Solve for $$z$$ and write your answer in standard form.$$(-2+3 i)+(4+5 i) z=(1+i)-(-4+2 i) z$$

Answer

**step1 Group Terms with 'z' and Constant Terms**

The first step is to rearrange the equation to gather all terms containing the variable 'z' on one side of the equation and all constant terms (terms without 'z') on the other side. This is similar to how we solve linear equations with real numbers.

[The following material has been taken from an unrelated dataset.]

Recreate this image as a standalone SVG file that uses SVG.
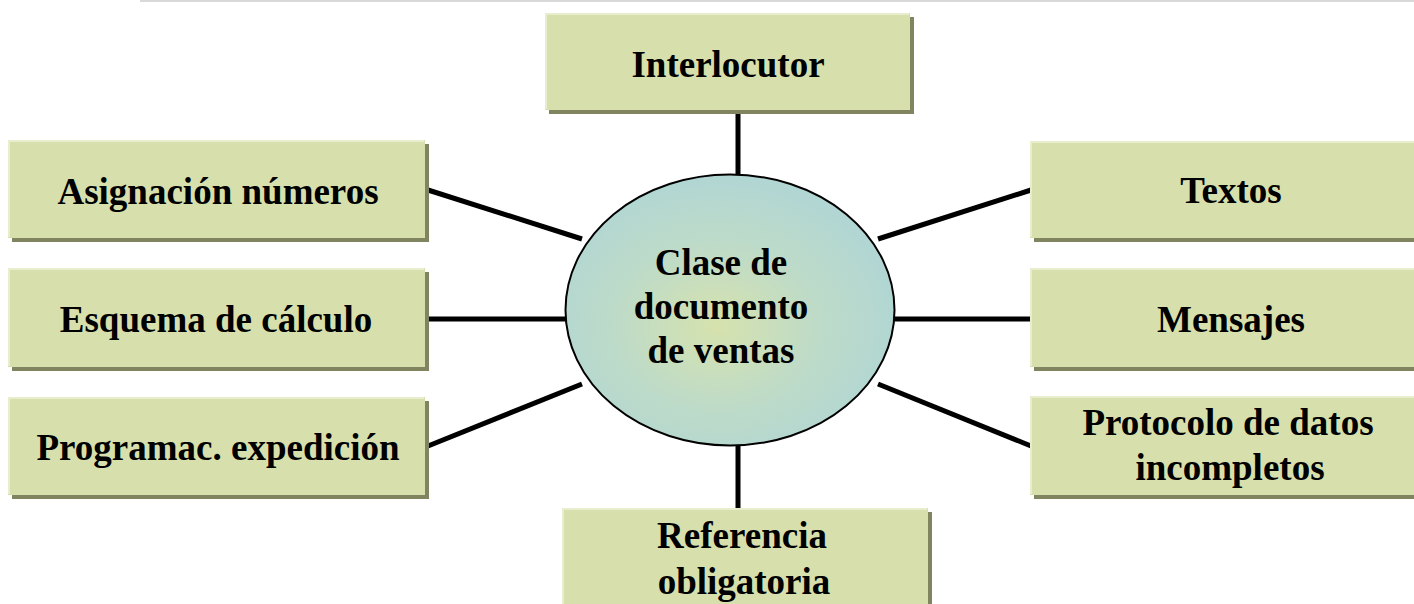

$$(-2+3 i)+(4+5 i) z=(1+i)-(-4+2 i) z$$

Move the term $$(-4+2i)z$$ from the right side to the left side by adding it to both sides. Move the term $$(-2+3i)$$ from the left side to the right side by subtracting it from both sides.

$$(4+5 i) z + (-4+2 i) z = (1+i) - (-2+3 i)$$

**step2 Combine Like Terms**

Now, we combine the 'z' terms on the left side and the constant terms on the right side. For the 'z' terms, we factor out 'z' and add their complex coefficients. For the constant terms, we perform the subtraction of complex numbers.

$$[(4+5i) + (-4+2i)] z = (1+i) - (-2+3i)$$

Perform the addition of complex numbers on the left side by adding their real parts and imaginary parts separately. Perform the subtraction of complex numbers on the right side by subtracting their real parts and imaginary parts separately.

$$(4-4 + 5i+2i) z = (1 - (-2) + i-3i)$$

$$(0+7i) z = (1+2 + i-3i)$$

$$7iz = 3-2i$$

**step3 Isolate 'z'**

To solve for 'z', we need to isolate it. We can do this by dividing both sides of the equation by the coefficient of 'z', which is $$7i$$.

$$z = \frac{3-2i}{7i}$$

**step4 Convert to Standard Form**

To express a complex number in standard form ($$a+bi$$), when it is in the form of a fraction, we multiply both the numerator and the denominator by the conjugate of the denominator. The conjugate of $$7i$$ (which can be written as $$0+7i$$) is $$-7i$$ (which can be written as $$0-7i$$).

$$z = \frac{3-2i}{7i} \times \frac{-7i}{-7i}$$

Perform the multiplication in the numerator and the denominator.

$$z = \frac{(3)(-7i) + (-2i)(-7i)}{(7i)(-7i)}$$

$$z = \frac{-21i + 14i^2}{-49i^2}$$

Recall that $$i^2 = -1$$. Substitute this value into the expression.

$$z = \frac{-21i + 14(-1)}{-49(-1)}$$

$$z = \frac{-21i - 14}{49}$$

**step5 Write in Standard Form and Simplify**

Finally, rearrange the numerator to place the real part first and the imaginary part second, then separate the fraction into its real and imaginary components. Simplify the resulting fractions if possible.

$$z = \frac{-14 - 21i}{49}$$

$$z = \frac{-14}{49} - \frac{21}{49}i$$

Simplify the fractions by dividing the numerator and denominator by their greatest common divisor.

$$z = -\frac{2 \times 7}{7 \times 7} - \frac{3 \times 7}{7 \times 7}i$$

$$z = -\frac{2}{7} - \frac{3}{7}i$$